I understand that this is possible. But this is not how mathematicians think. If you got together a bunch of mathematicians and asked to invent a programming language to do mathematics, they would never ever invent the concept of a class.

Mathematics (outside of stuff like category theory etc) is simply sets and mappings between sets. Anything more complicated is forcing the user to think in a way that mathematics does not.

> But this is not how mathematicians think. If you got together a bunch of mathematicians and asked to invent a programming language to do mathematics, they would never ever invent the concept of a class.

Hi, mathematician here. Please read the source of SageMath: written by mathematicians, for mathematicians. Therein, you will find thousands of classes. Almost all computer algebra systems, written by mathematicians for mathematicians, have a notion of classes.

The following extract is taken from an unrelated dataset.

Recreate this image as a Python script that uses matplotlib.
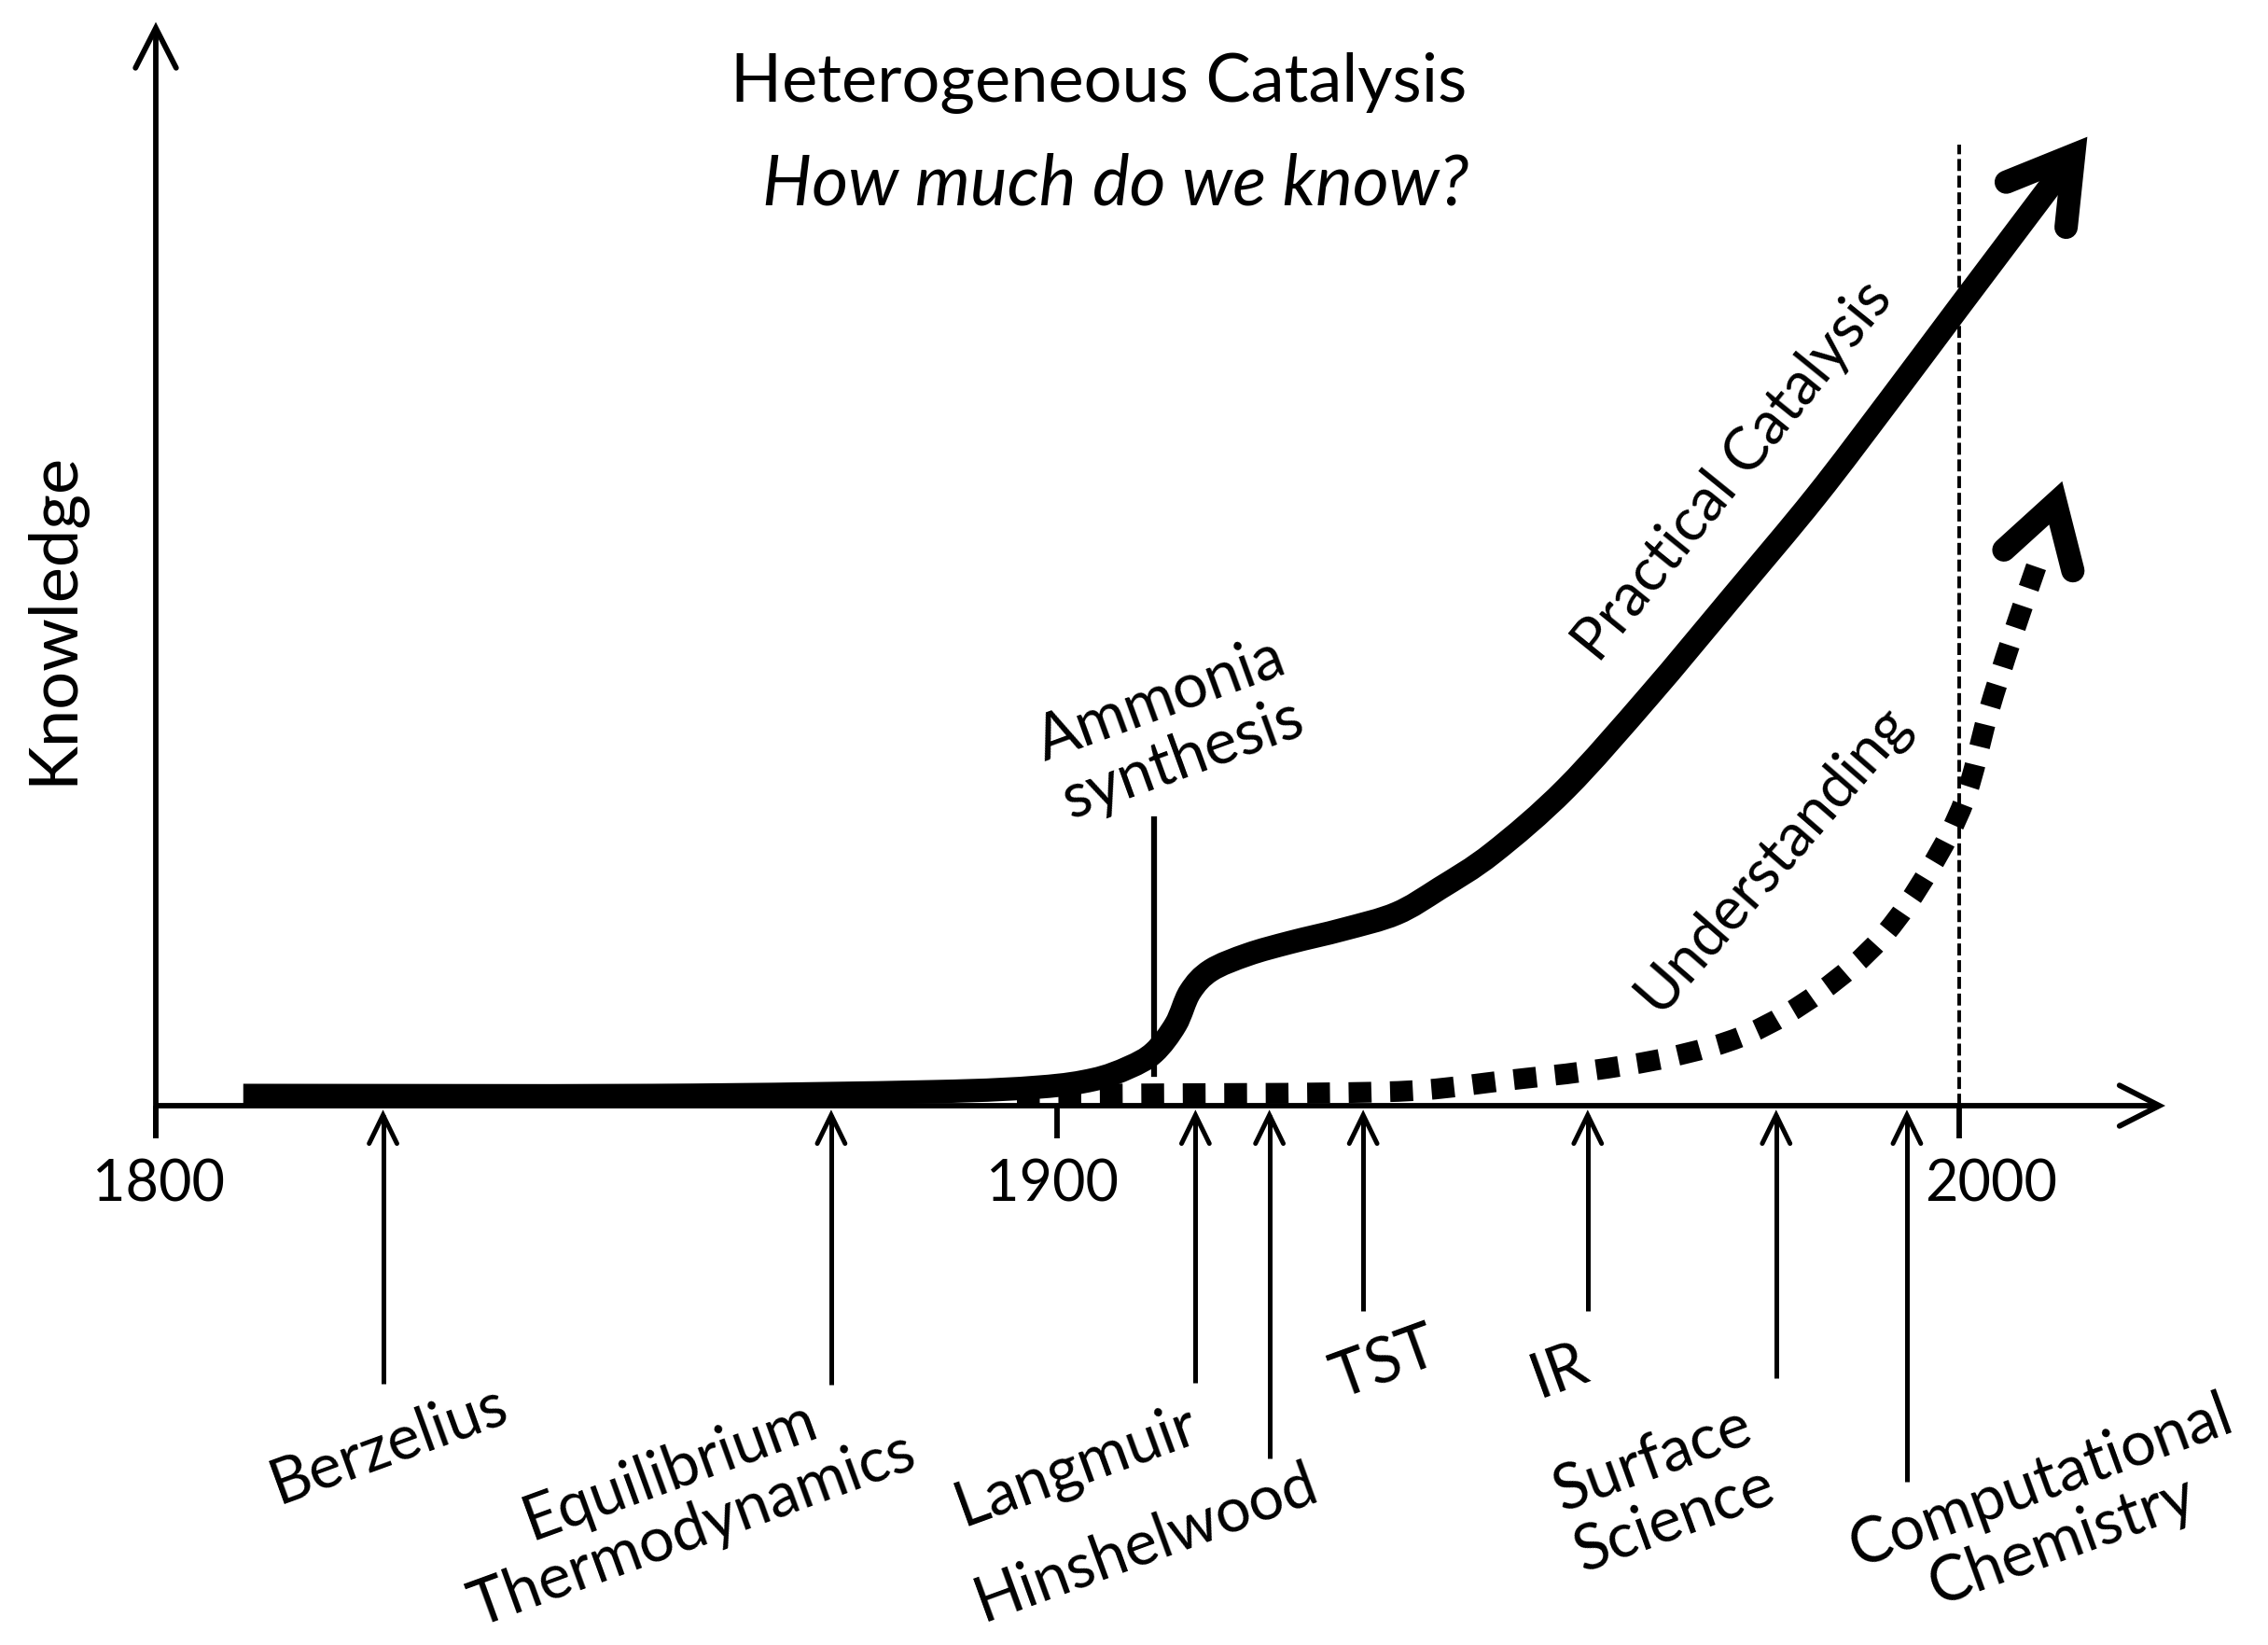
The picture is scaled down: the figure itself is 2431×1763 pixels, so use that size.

> Mathematics (outside of stuff like category theory etc) is simply sets and mappings between sets.

This is an extremely narrow-minded view of mathematics. Mathematicians thrive on abstraction, (category theory is literally mathematics; that's a very strange exception for you to carve out), and if we were to boil everything down to "simply sets and mappings between sets" then we'd be bogged down in utter tedium and nothing would ever get done. Object-oriented programming, specifically class hierarchies and inheritance, are extremely valuable for doing all sorts of math at high levels of abstraction.

Hell. If I were to be especially pedantic, I'd point out that category theory itself is "simply sets and mappings between sets" except that sets aren't quite large enough so it's actually "categories and mapping between categories".

"Most discrete math is object oriented"

...what?

I think the so much more/hard to even describe is sort of a problem?

There is a lot to it, and in my experience it's a very long road to getting your first problem solved.

There are a lot of very cool pieces but I want it to be something I can pull off the shelf once in a while and be productive rather than something that I need to be an expert in before I can get started.